Diğer yandan metan seviyesi %1,5’u geçtikten sonra sensör bu bölgede bulunan elektriği kesti deniyor değil mi? Ama kesmedi! Patlama olduğu ana kadar bu bölgedeki elektrik hiç kesilmedi. Bakın neden kesilmedi? Bunu bir elektrik mühendisi olarak söylüyorum. TTK'ya sorduğumuz sorulardan bir tanesi "Hangi sensörler, hangi devre kesicilerine bağlıdır?" sorusuydu yani ‘Bu devre kesiciler neredeki hangi elektrik ekipmanlarının enerjisini kesmektedir?’ diye sormuştuk. 1,69 seviyesine metan oranının çıktığını tespit ettiğsensör 27 numaralı sensör. ‘Yani arına en yakın olan sensör; bu, 1,69'a çıkıyor, 27 numaralı sensör.

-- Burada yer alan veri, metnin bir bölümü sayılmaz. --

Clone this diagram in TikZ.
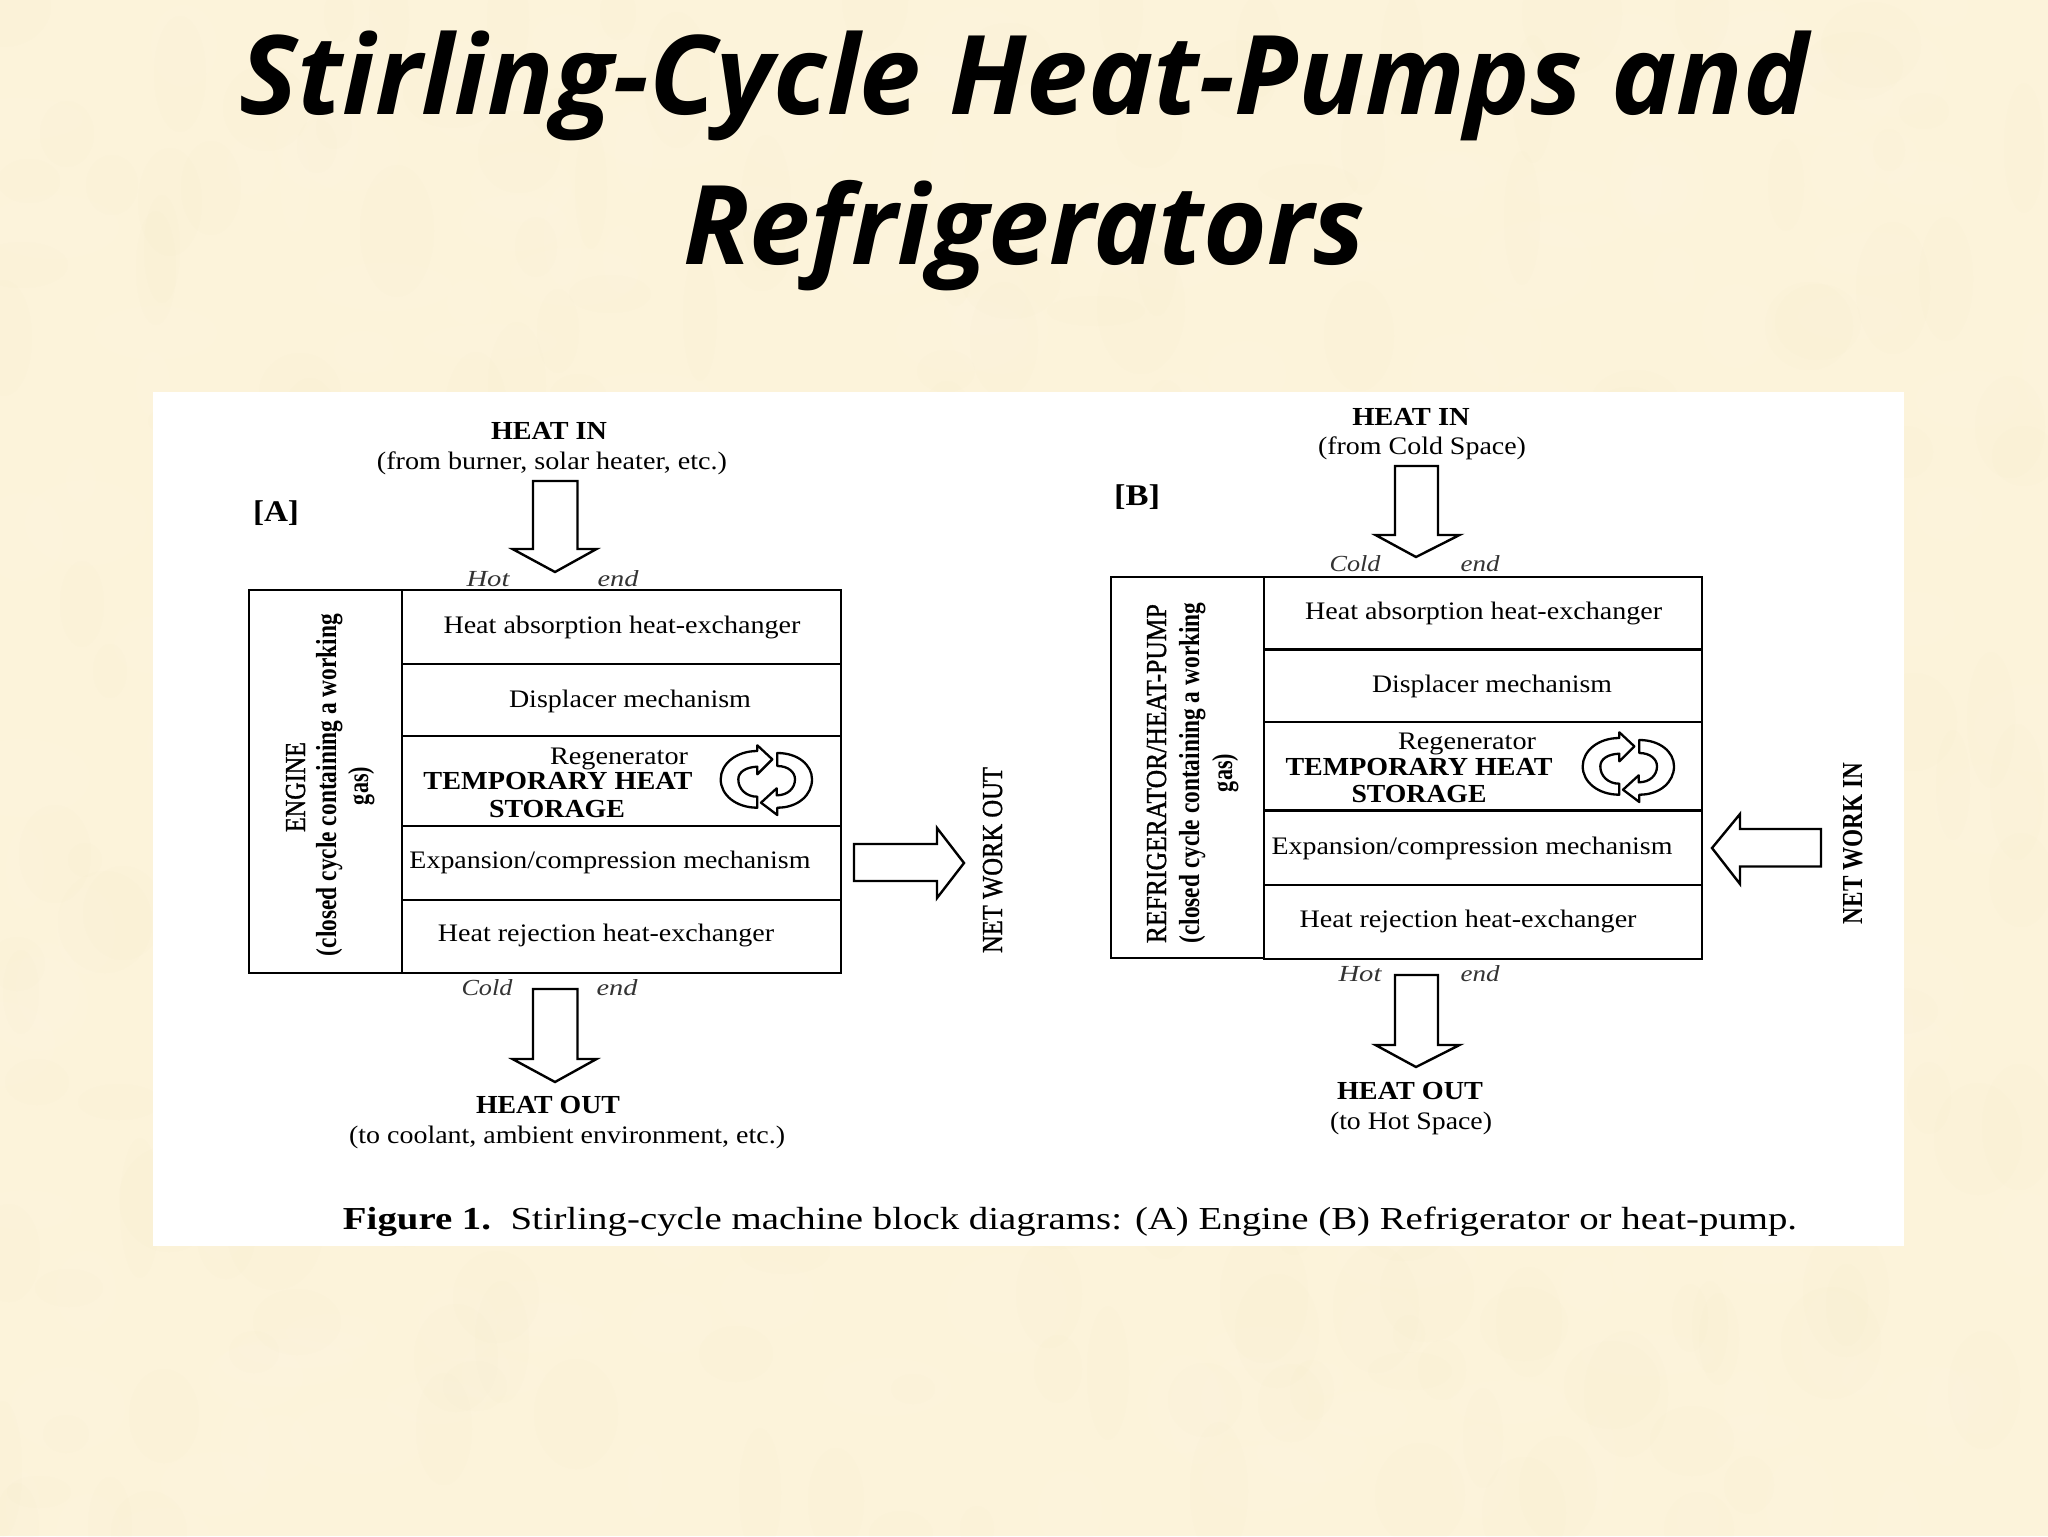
\documentclass[tikz,border=0pt]{standalone}
\usepackage{fontspec}
\usepackage{graphicx}
\setmainfont{Liberation Serif}
\newfontfamily\titlefont{Open Sans}
\newfontfamily\semibold[FakeBold=1.2]{Liberation Serif}
\newcommand{\fw}[2]{\resizebox{\dimexpr #1pt/2\relax}{\height}{#2}}
\definecolor{paper}{HTML}{FCF3DA}
\definecolor{paperlight}{HTML}{FFF9E8}
\definecolor{paperdark}{HTML}{F6E8C4}
\tikzset{
  lbl/.style={inner sep=0pt,anchor=base,yshift=-4pt,font=\fontsize{12.6}{14}\selectfont},
  lblb/.style={lbl,font=\fontsize{13}{14}\selectfont\bfseries},
  lbli/.style={inner sep=0pt,anchor=base,yshift=-3.7pt,text=black!80,font=\fontsize{11.5}{14}\selectfont\itshape},
  side/.style={inner sep=0pt,anchor=base,rotate=90,xshift=0pt,yshift=0pt,font=\fontsize{14.5}{16}\semibold},
  sideb/.style={side,font=\fontsize{14.5}{16}\selectfont\bfseries},
  tagl/.style={inner sep=0pt,anchor=base,yshift=-4.5pt,font=\fontsize{15}{16}\selectfont\bfseries},
  capt/.style={inner sep=0pt,anchor=base,font=\fontsize{16}{18}\selectfont},
  ttl/.style={inner sep=0pt,anchor=base,font=\fontsize{55}{70}\selectfont\titlefont\bfseries\itshape},
  wire/.style={draw=black,line width=1.2pt,line join=miter},
  block/.style={draw=black,fill=white,line width=1.2pt,line join=miter},
  swirl/.style={draw=black,fill=white,line width=1.15pt,line join=round},
}
\newcommand{\swirlat}[2]{%
  \begin{scope}[shift={(#1,#2)}]
    \draw[swirl] (-8.7,27.7) .. controls (-30,27.7) and (-45.3,15) .. (-45.3,-0.7)
       .. controls (-45.3,-16) and (-30,-29) .. (-8.7,-29) -- (-8.7,-34.7) -- (6.3,-20.7)
       -- (-8.7,-5.7) -- (-8.7,-13.3) .. controls (-20,-13) and (-27.7,-8) .. (-27.7,-0.7)
       .. controls (-27.7,9) and (-20,16.7) .. (-8.7,16.7) -- cycle;
    \draw[swirl] (11.3,-27) .. controls (32,-27) and (46,-15) .. (46,-0.7)
       .. controls (46,15) and (32,27.7) .. (11.3,27.7) -- (11.3,35) -- (-5,22.7)
       -- (10.7,8.3) -- (10.7,15.3) .. controls (22,15.3) and (29,8) .. (29,-0.7)
       .. controls (29,-8) and (22,-14) .. (11.3,-14) -- cycle;
  \end{scope}}
\begin{document}
\begin{tikzpicture}[x=0.5pt,y=-0.5pt]
\useasboundingbox (0,0) rectangle (2048,1536);
\fill[paper] (0,0) rectangle (2048,1536);
\begin{scope}
  \clip (0,0) rectangle (2048,1536);
  \pgfmathsetseed{11}
  \foreach \i in {1,...,260} {
    \pgfmathsetmacro\xx{random(0,2048)}
    \pgfmathsetmacro\yy{random(0,1536)}
    \pgfmathsetmacro\rx{random(15,70)}
    \pgfmathsetmacro\ry{random(15,50)}
    \fill[paperlight,opacity=.10] (\xx,\yy) ellipse [x radius=\rx, y radius=\ry];
    \pgfmathsetmacro\xx{random(0,2048)}
    \pgfmathsetmacro\yy{random(0,1536)}
    \fill[paperdark,opacity=.06] (\xx,\yy) ellipse [x radius=\ry, y radius=\rx];
  }
\end{scope}
\fill[white] (153,392) rectangle (1904,1246);

% title
\node[ttl] (title1) at (1024,114) {\fw{1570}{Stirling-Cycle Heat-Pumps and}};
\node[ttl] (title2) at (1024,264) {\fw{682}{Refrigerators}};

% panel A
\draw[wire] (249,590) rectangle (841,973);
\draw[wire] (402,590) -- (402,973);
\draw[wire] (402,664) -- (841,664);
\draw[wire] (402,736) -- (841,736);
\draw[wire] (402,826) -- (841,826);
\draw[wire] (402,900) -- (841,900);
\draw[block] (533,481) -- (577.5,481) -- (577.5,549) -- (596.5,549) -- (555,572) -- (512.5,549) -- (533,549) -- cycle;
\draw[block] (533,989) -- (577.5,989) -- (577.5,1059) -- (596.5,1059) -- (555,1082) -- (512.5,1059) -- (533,1059) -- cycle;
\draw[block] (854,844) -- (937,844) -- (937,828) -- (964,863) -- (937,898) -- (937,881) -- (854,881) -- cycle;
\swirlat{766}{780}

\node[lblb] (aheatin) at (549,431) {\fw{116}{HEAT IN}};
\node[lbl] (aheatsrc) at (552,461) {\fw{350}{(from burner, solar heater, etc.)}};
\node[tagl] (atag) at (276,512) {\fw{46}{[A]}};
\node[lbli] (ahot) at (488,579) {\fw{43}{Hot}};
\node[lbli] (ahotend) at (618,579) {\fw{41}{end}};
\node[lbl] (a1) at (622,625) {\fw{357}{Heat absorption heat-exchanger}};
\node[lbl] (a2) at (630,699) {\fw{242}{Displacer mechanism}};
\node[lbl] (a3) at (619,756) {\fw{138}{Regenerator}};
\node[lblb] (a3b) at (558,781) {\fw{269}{TEMPORARY HEAT}};
\node[lblb] (a3c) at (557,809.5) {\fw{136}{STORAGE}};
\node[lbl] (a4) at (610,860) {\fw{401}{Expansion/compression mechanism}};
\node[lbl] (a5) at (606,933) {\fw{336}{Heat rejection heat-exchanger}};
\node[side] (aeng) at (305,787) {\fw{90}{ENGINE}};
\node[sideb] (aclosed) at (336,785) {\fw{342}{(closed cycle containing a working}};
\node[sideb] (agas) at (368,786) {\fw{38}{gas)}};
\node[side] (anet) at (1002,860) {\fw{186}{NET WORK OUT}};
\node[lbli] (acold) at (487,988) {\fw{51}{Cold}};
\node[lbli] (acoldend) at (617,988) {\fw{41}{end}};
\node[lblb] (aheatout) at (548,1105) {\fw{144}{HEAT OUT}};
\node[lbl] (asink) at (567,1135) {\fw{436}{(to coolant, ambient environment, etc.)}};

% panel B
\draw[wire] (1111,577) rectangle (1264,958);
\draw[wire] (1264,577) rectangle (1702,959);
\draw[wire] (1264,649.5) -- (1702,649.5);
\draw[wire] (1264,722) -- (1702,722);
\draw[wire] (1264,810.6) -- (1702,810.6);
\draw[wire] (1264,885) -- (1702,885);
\draw[block] (1395,466) -- (1438,466) -- (1438,535) -- (1459.5,535) -- (1416,557) -- (1375.5,535) -- (1395,535) -- cycle;
\draw[block] (1395,975) -- (1438,975) -- (1438,1045) -- (1459.5,1045) -- (1416,1067) -- (1375.5,1045) -- (1395,1045) -- cycle;
\draw[block] (1821,829) -- (1740,829) -- (1740,814) -- (1712,848) -- (1740,884) -- (1740,866.5) -- (1821,866.5) -- cycle;
\swirlat{1628}{767}

\node[lblb] (bheatin) at (1411,417) {\fw{117.5}{HEAT IN}};
\node[lbl] (bheatsrc) at (1422,446) {\fw{208}{(from Cold Space)}};
\node[tagl] (btag) at (1137,496.5) {\fw{46}{[B]}};
\node[lbli] (bcold) at (1355,564) {\fw{51}{Cold}};
\node[lbli] (bcoldend) at (1480,564) {\fw{39}{end}};
\node[lbl] (b1) at (1483.6,611) {\fw{357}{Heat absorption heat-exchanger}};
\node[lbl] (b2) at (1492,684) {\fw{240}{Displacer mechanism}};
\node[lbl] (b3) at (1467,741) {\fw{138}{Regenerator}};
\node[lblb] (b3b) at (1419,767) {\fw{267}{TEMPORARY HEAT}};
\node[lblb] (b3c) at (1419,794) {\fw{135}{STORAGE}};
\node[lbl] (b4) at (1472,846) {\fw{401}{Expansion/compression mechanism}};
\node[lbl] (b5) at (1468,919) {\fw{337}{Heat rejection heat-exchanger}};
\node[side] (bref) at (1166,773.6) {\fw{339}{REFRIGERATOR/HEAT-PUMP}};
\node[sideb] (bclosed) at (1199,773) {\fw{341}{(closed cycle containing a working}};
\node[sideb] (bgas) at (1232,773) {\fw{38}{gas)}};
\node[sideb] (bnet) at (1862,843.6) {\fw{161}{NET WORK IN}};
\node[lbli] (bhot) at (1360,974) {\fw{43}{Hot}};
\node[lbli] (bhotend) at (1480,974) {\fw{39}{end}};
\node[lblb] (bheatout) at (1410,1091) {\fw{146}{HEAT OUT}};
\node[lbl] (bsink) at (1411,1121) {\fw{162}{(to Hot Space)}};

% caption
\node[capt] (caption) at (1070,1229) {\fw{1454}{\textbf{Figure 1.}\ \ Stirling-cycle machine block diagrams: (A) Engine (B) Refrigerator or heat-pump.}};
\end{tikzpicture}
\end{document}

Verilen yanıtta, ek 3 tablosunda diyor ki: "24, 36, 27, 26, 80 numaralı sensörler -300 2'nci rekup istasyonuna adreslenmiş.’ Neresi -300 2'nci rekup, bakın, şuradan göstereyim: Hani, bu, bize verilen kot haritasında görünmeyen şu kısım var ya, 11 işçinin çalıştığı; o bölge. Yani, CH27 sensörü 1,69'a çıktığında, evet, devre kesici devreye girdi ama -300 kotunun 2'nci rekup bölgesinin enerjisini kesti, yani -320 kotundaki konveyörleri besleyen hattaki enerji hiç kesilmedi. Yani özetle 320 kotundaki 1,69'u, metanı gördüğümüz sensörün kestiği devre kesici kendi bulunduğu kattaki konveyörlerin enerjisini kesmiyor. Verilen yanıtta sensörün adresi, sensör numarası, tarihi, tek hat şemaları hepsi güncel, resmi veri. Yani patlama gerçekleştiği anda, eksi 320 galerisinde elektrik kesilmemiş durumdaydı. Facia göz göre göre geldi.”